Here's a nice twist, which I'm sure somebody in the SCC spotted and may help to explain why Fullowka refers to none of the appellate decisions discussing whatever it is that Resurfice mc means. The trial judge in Fullowka explicitly applied what he thought was the Athey material contribution test. But the SCC said that, in doing so, he applied the wrong test - not just that he applied the but-for test but did so wrongly. As you know, Smith JA's has written that that "material contribution" as it was used in Athey means the but-for test. If Smith JA is correct about the meaning of Athey material contribution, the the Fullowka trial judge applied the correct test (the but for test) he just didn't apply it properly.
However, the SCC also rejected the Fullowka appellants' argument that, regardless of the words he used, the trial judges findings of fact satisfied the but for test. [94] "In my view, the trial judge did not apply this “but for” test. The appellants' contention that he did cannot be sustained by a careful reading of his reasons as a whole. Failing to apply it is a reversible error."
So that covers off both aspects of the wrong test question.
So nobody quibbles, what Smith JA actually wrote, at para. 109 of Sam is: "'Material contribution', as that phrase was used in Athey v. Leonati, is synonymous with 'substantial connection, as that phrase was used by McLachlin C.J.C. above in Resurfice Corp. v. Hanke." The Resurfice reference is the first sentence of para. 23: "The 'but for' test recognizes that compensation for negligent conduct should only be made 'where a substantial connection between the injury and the defendant’s conduct' is present."
David
Posted by: David Cheifetz | February 20, 2010 at 11:29 PM
As a practicing lawyer, I am obliged to pretend that all binding authority creates a seamless web of coherent law-elucidating. I know it's not true and the judges know it's not true, but I suppose there are reasons for the fiction.
Posted by: Gareth Morley | March 09, 2010 at 05:50 PM
But that fiction, as often as not - my suspicion is more - ends up costing the litigants money it shouldn't, while lawyers and judges struggle with incoherence that should not exist; error that should not have occurred.
We're now more than 3 years post Resurfice. Look at what the BCCA had to say in Laidlaw v. Couturier, 2010 BCCA 59 at para. 36. I can show you more recent examples, including this year, of trial judges setting out causation law quoting Athey and using material contribution terminology as if Resurfice never existed. In fact, Resurfice isn't cited, justed Athey.
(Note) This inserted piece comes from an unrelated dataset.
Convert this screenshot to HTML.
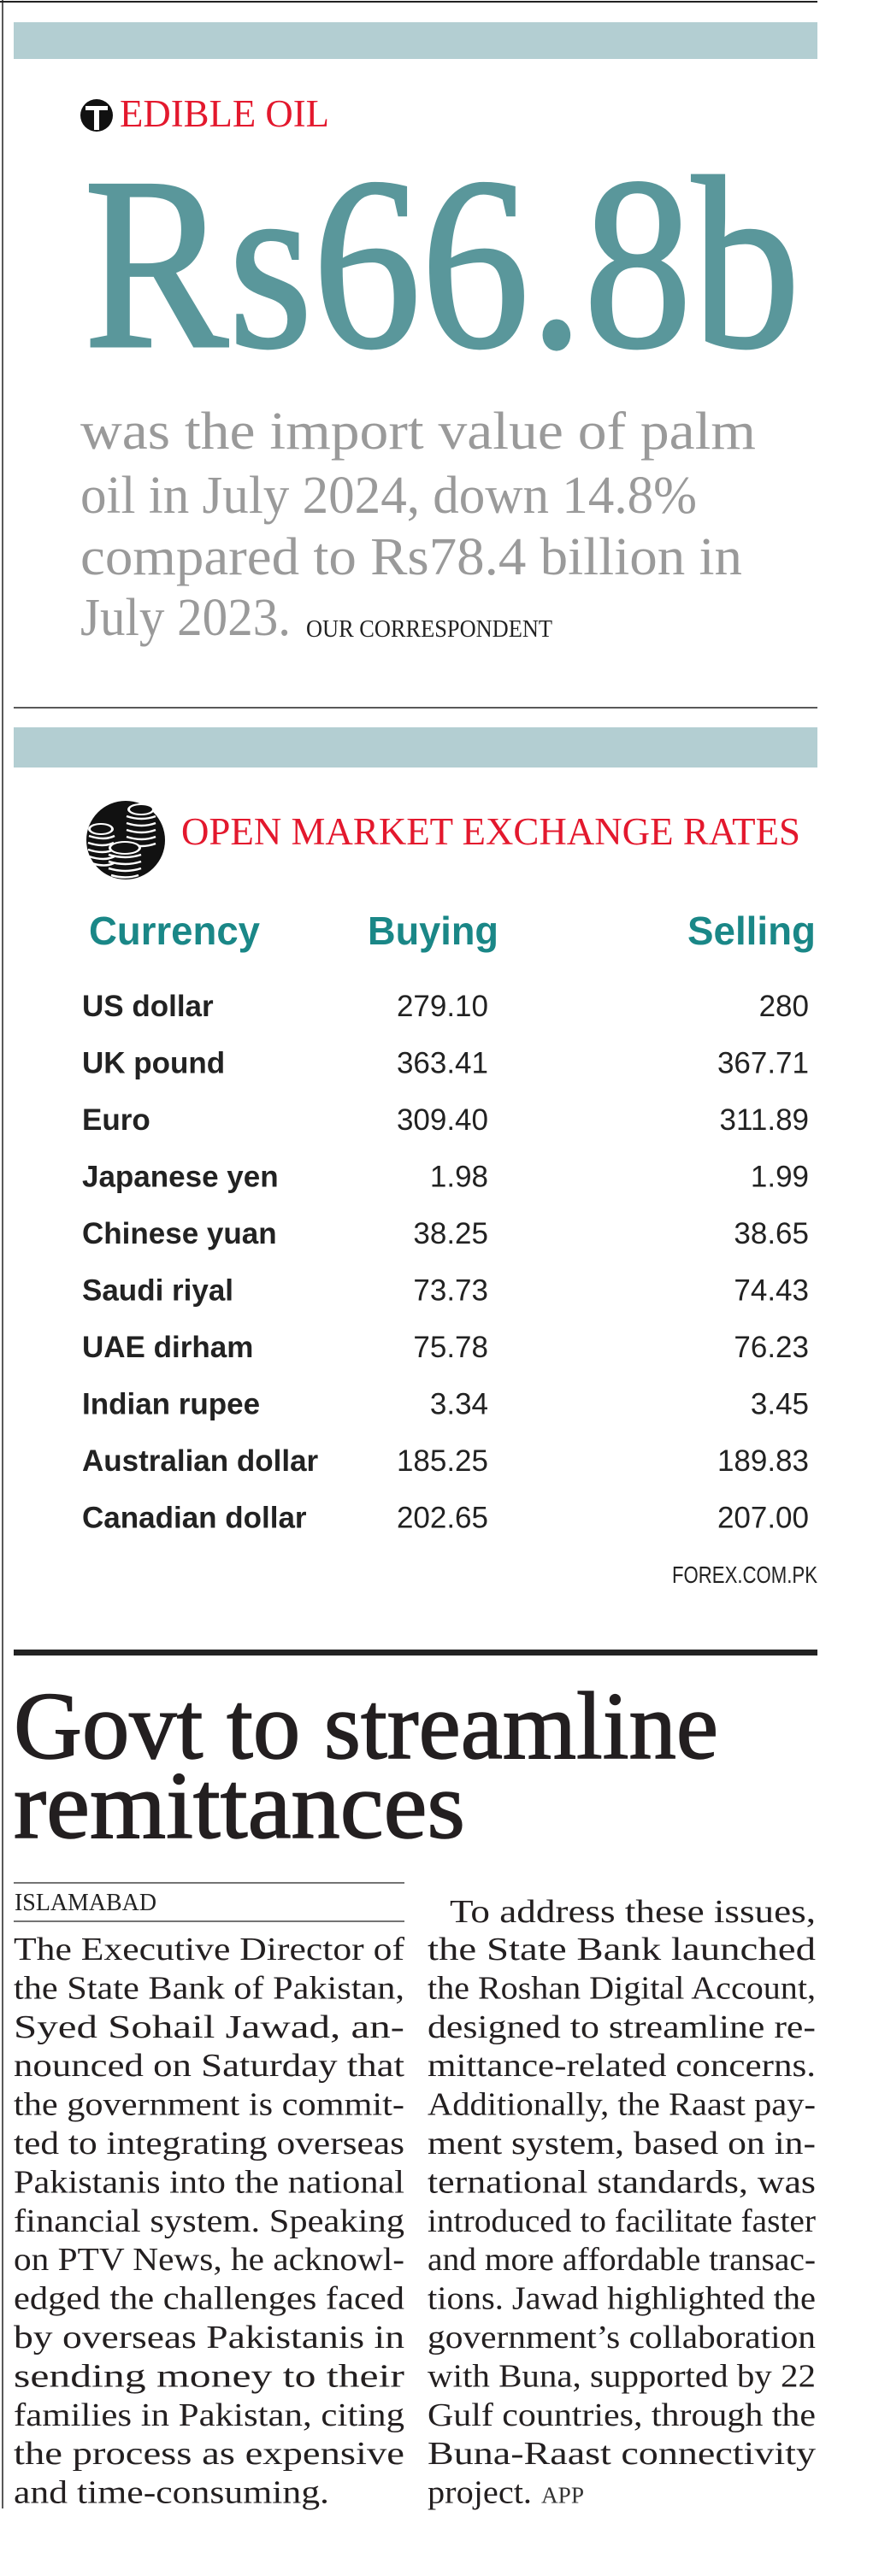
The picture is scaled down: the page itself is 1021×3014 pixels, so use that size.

While I'd have expected that out of Ontario, given some of the comments of the ONCA, instead the recent examples are coming out of BC and Alta.
Recent cases where it seems that Athey material contribution is the basis upon which the trial judge found that the negligence caused the injury include
Adeshina v. Litwiniuk & Company, 2010 ABQB 80 at [632]
Shannahan v. Fraser Health Authority, 2010 BCSC 144 at [25]
Esau v. Myles, 2010 BCSC 43 at [37]-[38]
Gregory v. Penner, 2010 BCSC 22 at [144]-[148]
Tavakoli v. Junghans, 2009 ABQB 756 at [259]
The cites are for the passages where the judges set out the applicable law.
Applying the wrong test is appealable error. The appellate court will have to decide whether the error invalidates the result and requires at least a new trial. Plaintiffs can't assume the appellate courts are going affirm their wins by holding that there was no miscarriage of justice because the findings of fact amounted to but-for, even if the judge applied the wrong test.
An example of the new trial result is the recent Nattrass v. Weber, 2010 ABCA 64. The trial judge held 3 doctors liable. The ABCA dismissed the case against 2 of the 3 on the basis of no-duty. The trial judge had probably applied the but-for test for those two. For the 3rd, though? The ABCA concluded the trial judge applied material contribution. It explicitly rejected the argument that, despite what the judge actually said, her findings shold be treated as sufficient for but-for. The Court then declined to decide the duty issue and sent the case against this doctor, only, back for a new trial.